VI. Annual Financial Statements

§ 12 Annual Financial Statements and the Annual General Meeting (AGM)

(1) In the first three months of the fiscal year the Management Board shall draw up the Annual Financial Statements (including balance sheet as well as Profit & Loss Statement and Notes) and – if required by § 264 Sec. 1 HGB – the Management Report for the previous fiscal year and submit it to the auditor. The three-month period mentioned may according to the provisions of § 264 Sec. 1 HGB be extended to 6 months in individual cases by a resolution of the Supervisory Board. After receipt of the audit report the Annual Financial Statements, the Management Report and the Audit Report must be submitted to the Supervisory Board. At the same time The Management Board shall submit to the Supervisory Board the proposal for the appropriation of the balance sheet profit to be made to the AGM. The Supervisory Board shall then examine the Annual Financial Statements, the Management Report and the proposal for the appropriation of the balance sheet profit.

(2) After receipt of the report by the Supervisory Board on the result of its examination the Management Board shall without any undue delay convene the AGM that has to take place within the first eight months of the fiscal year. The AGM shall then decide on the appointment of the auditor, the discharge of the Management Board and the Supervisory Board as well as the appropriation of the balance sheet profit.

(3) If the AGM adopts the Annual Financial Statements it shall be entitled to allocate an amount of up to half the annual result to other revenue re-serves. Amounts allocated to statutory reserves and losses brought for-ward must previously be deducted from the annual result. 

(4) If the Management Board and the Supervisory Board adopt the Annual Financial Statements they shall be entitled to allocate part of the annual result of up to 100 per cent to other revenue reserves.


§ 13 Costs of establishing the company

The costs of up to 5,112.92 EUR incurred by the establishment of the com-pany shall be borne by the company.


Certificate pursuant to Section 181 (1) sentence 2, second half of the sentence, of the German Stock Corporation Act (Aktiengesetz, AktG)

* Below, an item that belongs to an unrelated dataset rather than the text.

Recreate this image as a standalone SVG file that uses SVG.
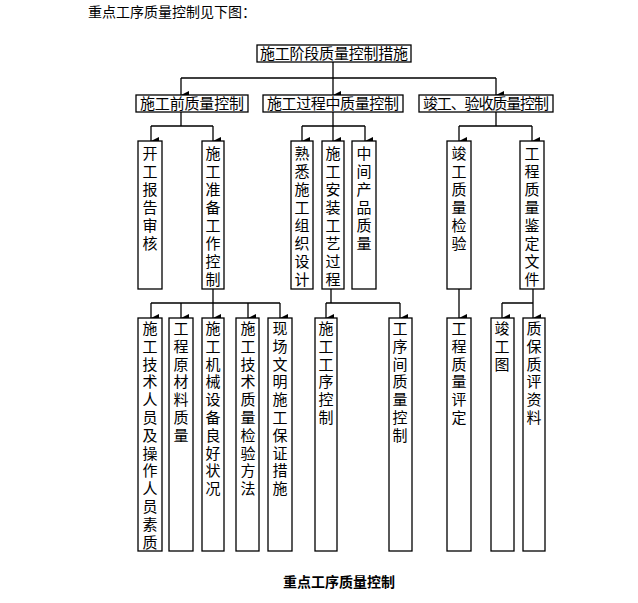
<svg xmlns="http://www.w3.org/2000/svg" width="638" height="603" viewBox="0 0 638 603">
<defs>
<marker id="ar" viewBox="0 0 8 8" refX="4" refY="8" markerWidth="8" markerHeight="8" markerUnits="userSpaceOnUse" orient="auto-start-reverse"><path d="M0,0 L8,0 L4,8 Z" fill="#000"/></marker>
<style>
rect{fill:#fff;stroke:#000;stroke-width:1.3}
text{font-family:"Noto Sans CJK SC","Noto Sans",sans-serif;font-size:15px;fill:#000}
.v{text-anchor:middle}
.c path{fill:none;stroke:#000;stroke-width:1.3}
.c .a{marker-end:url(#ar)}
</style>
</defs>
<rect x="0" y="0" width="638" height="603" style="fill:#fff;stroke:none"/>
<text x="88" y="17" style="font-size:14px">重点工序质量控制见下图：</text>
<text x="283" y="587" style="font-size:14px;font-weight:bold">重点工序质量控制</text>
<g class="c">
<path d="M333,62 V78 M181,78 H496"/>
<path class="a" d="M181,78 V95"/><path class="a" d="M333,78 V95"/><path class="a" d="M496,78 V95"/>
<path d="M181,112 V126 M151,126 H213"/>
<path class="a" d="M151,126 V141"/><path class="a" d="M213,126 V141"/>
<path d="M333,112 V126 M302,126 H365"/>
<path class="a" d="M302,126 V141"/><path class="a" d="M333,126 V141"/><path class="a" d="M365,126 V141"/>
<path d="M496,112 V126 M459,126 H532"/>
<path class="a" d="M459,126 V141"/><path class="a" d="M532,126 V141"/>
<path d="M213,289 V303 M151,303 H280"/>
<path class="a" d="M151,303 V318"/><path class="a" d="M181,303 V318"/><path class="a" d="M213,303 V318"/><path class="a" d="M248,303 V318"/><path class="a" d="M280,303 V318"/>
<path d="M331,289 V303 M326,303 H400"/>
<path class="a" d="M326,303 V318"/><path class="a" d="M400,303 V318"/>
<path class="a" d="M459,289 V318"/>
<path d="M533,289 V303 M502,303 H533"/>
<path class="a" d="M502,303 V318"/><path class="a" d="M533,303 V318"/>
</g>
<g id="n0"><rect x="257" y="45" width="154" height="17"/><text x="334" y="59" class="v" textLength="148">施工阶段质量控制措施</text></g>
<g id="n1"><rect x="136" y="95" width="112" height="17"/><text x="192" y="109" class="v" textLength="104">施工前质量控制</text></g>
<g id="n2"><rect x="263" y="95" width="140" height="17"/><text x="333" y="109" class="v" textLength="132">施工过程中质量控制</text></g>
<g id="n3"><rect x="419" y="95" width="134" height="17"/><text x="486" y="109" class="v" textLength="126">竣工、验收质量控制</text></g>
<g id="n4"><rect x="138" y="141" width="24" height="148"/><text class="v"><tspan x="150" y="159">开</tspan><tspan x="150" dy="18">工</tspan><tspan x="150" dy="18">报</tspan><tspan x="150" dy="18">告</tspan><tspan x="150" dy="18">审</tspan><tspan x="150" dy="18">核</tspan></text></g>
<g id="n5"><rect x="202" y="141" width="22" height="148"/><text class="v"><tspan x="213" y="159">施</tspan><tspan x="213" dy="18">工</tspan><tspan x="213" dy="18">准</tspan><tspan x="213" dy="18">备</tspan><tspan x="213" dy="18">工</tspan><tspan x="213" dy="18">作</tspan><tspan x="213" dy="18">控</tspan><tspan x="213" dy="18">制</tspan></text></g>
<g id="n6"><rect x="291" y="141" width="22" height="148"/><text class="v"><tspan x="302" y="159">熟</tspan><tspan x="302" dy="18">悉</tspan><tspan x="302" dy="18">施</tspan><tspan x="302" dy="18">工</tspan><tspan x="302" dy="18">组</tspan><tspan x="302" dy="18">织</tspan><tspan x="302" dy="18">设</tspan><tspan x="302" dy="18">计</tspan></text></g>
<g id="n7"><rect x="322" y="141" width="22" height="148"/><text class="v"><tspan x="333" y="159">施</tspan><tspan x="333" dy="18">工</tspan><tspan x="333" dy="18">安</tspan><tspan x="333" dy="18">装</tspan><tspan x="333" dy="18">工</tspan><tspan x="333" dy="18">艺</tspan><tspan x="333" dy="18">过</tspan><tspan x="333" dy="18">程</tspan></text></g>
<g id="n8"><rect x="352" y="141" width="24" height="148"/><text class="v"><tspan x="364" y="159">中</tspan><tspan x="364" dy="18">间</tspan><tspan x="364" dy="18">产</tspan><tspan x="364" dy="18">品</tspan><tspan x="364" dy="18">质</tspan><tspan x="364" dy="18">量</tspan></text></g>
<g id="n9"><rect x="447" y="141" width="24" height="148"/><text class="v"><tspan x="459" y="159">竣</tspan><tspan x="459" dy="18">工</tspan><tspan x="459" dy="18">质</tspan><tspan x="459" dy="18">量</tspan><tspan x="459" dy="18">检</tspan><tspan x="459" dy="18">验</tspan></text></g>
<g id="n10"><rect x="520" y="141" width="24" height="148"/><text class="v"><tspan x="532" y="159">工</tspan><tspan x="532" dy="18">程</tspan><tspan x="532" dy="18">质</tspan><tspan x="532" dy="18">量</tspan><tspan x="532" dy="18">鉴</tspan><tspan x="532" dy="18">定</tspan><tspan x="532" dy="18">文</tspan><tspan x="532" dy="18">件</tspan></text></g>
<g id="n11"><rect x="138" y="318" width="24" height="233"/><text class="v"><tspan x="150" y="334">施</tspan><tspan x="150" dy="17.8">工</tspan><tspan x="150" dy="17.8">技</tspan><tspan x="150" dy="17.8">术</tspan><tspan x="150" dy="17.8">人</tspan><tspan x="150" dy="17.8">员</tspan><tspan x="150" dy="17.8">及</tspan><tspan x="150" dy="17.8">操</tspan><tspan x="150" dy="17.8">作</tspan><tspan x="150" dy="17.8">人</tspan><tspan x="150" dy="17.8">员</tspan><tspan x="150" dy="17.8">素</tspan><tspan x="150" dy="17.8">质</tspan></text></g>
<g id="n12"><rect x="169" y="318" width="24" height="233"/><text class="v"><tspan x="181" y="334">工</tspan><tspan x="181" dy="17.8">程</tspan><tspan x="181" dy="17.8">原</tspan><tspan x="181" dy="17.8">材</tspan><tspan x="181" dy="17.8">料</tspan><tspan x="181" dy="17.8">质</tspan><tspan x="181" dy="17.8">量</tspan></text></g>
<g id="n13"><rect x="202" y="318" width="22" height="233"/><text class="v"><tspan x="213" y="334">施</tspan><tspan x="213" dy="17.8">工</tspan><tspan x="213" dy="17.8">机</tspan><tspan x="213" dy="17.8">械</tspan><tspan x="213" dy="17.8">设</tspan><tspan x="213" dy="17.8">备</tspan><tspan x="213" dy="17.8">良</tspan><tspan x="213" dy="17.8">好</tspan><tspan x="213" dy="17.8">状</tspan><tspan x="213" dy="17.8">况</tspan></text></g>
<g id="n14"><rect x="236" y="318" width="23" height="233"/><text class="v"><tspan x="248" y="334">施</tspan><tspan x="248" dy="17.8">工</tspan><tspan x="248" dy="17.8">技</tspan><tspan x="248" dy="17.8">术</tspan><tspan x="248" dy="17.8">质</tspan><tspan x="248" dy="17.8">量</tspan><tspan x="248" dy="17.8">检</tspan><tspan x="248" dy="17.8">验</tspan><tspan x="248" dy="17.8">方</tspan><tspan x="248" dy="17.8">法</tspan></text></g>
<g id="n15"><rect x="268" y="318" width="24" height="233"/><text class="v"><tspan x="280" y="334">现</tspan><tspan x="280" dy="17.8">场</tspan><tspan x="280" dy="17.8">文</tspan><tspan x="280" dy="17.8">明</tspan><tspan x="280" dy="17.8">施</tspan><tspan x="280" dy="17.8">工</tspan><tspan x="280" dy="17.8">保</tspan><tspan x="280" dy="17.8">证</tspan><tspan x="280" dy="17.8">措</tspan><tspan x="280" dy="17.8">施</tspan></text></g>
<g id="n16"><rect x="315" y="318" width="22" height="233"/><text class="v"><tspan x="326" y="334">施</tspan><tspan x="326" dy="17.8">工</tspan><tspan x="326" dy="17.8">工</tspan><tspan x="326" dy="17.8">序</tspan><tspan x="326" dy="17.8">控</tspan><tspan x="326" dy="17.8">制</tspan></text></g>
<g id="n17"><rect x="389" y="318" width="23" height="233"/><text class="v"><tspan x="400" y="334">工</tspan><tspan x="400" dy="17.8">序</tspan><tspan x="400" dy="17.8">间</tspan><tspan x="400" dy="17.8">质</tspan><tspan x="400" dy="17.8">量</tspan><tspan x="400" dy="17.8">控</tspan><tspan x="400" dy="17.8">制</tspan></text></g>
<g id="n18"><rect x="447" y="318" width="24" height="233"/><text class="v"><tspan x="459" y="334">工</tspan><tspan x="459" dy="17.8">程</tspan><tspan x="459" dy="17.8">质</tspan><tspan x="459" dy="17.8">量</tspan><tspan x="459" dy="17.8">评</tspan><tspan x="459" dy="17.8">定</tspan></text></g>
<g id="n19"><rect x="491" y="318" width="23" height="233"/><text class="v"><tspan x="502" y="334">竣</tspan><tspan x="502" dy="17.8">工</tspan><tspan x="502" dy="17.8">图</tspan></text></g>
<g id="n20"><rect x="523" y="318" width="22" height="233"/><text class="v"><tspan x="534" y="334">质</tspan><tspan x="534" dy="17.8">保</tspan><tspan x="534" dy="17.8">质</tspan><tspan x="534" dy="17.8">评</tspan><tspan x="534" dy="17.8">资</tspan><tspan x="534" dy="17.8">料</tspan></text></g>
</svg>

I hereby certify that the amended provisions of these Articles of Association correspond to resolutions adopted by shareholders at the AGM on the amendment of the Articles of Association on May 30, 2014 – document register no. D 530/2014 of Dr. Dirk Solveen, Notary in Bonn – and that the existing unchanged provisions correspond in full with the version most recently filed with the Commercial Register.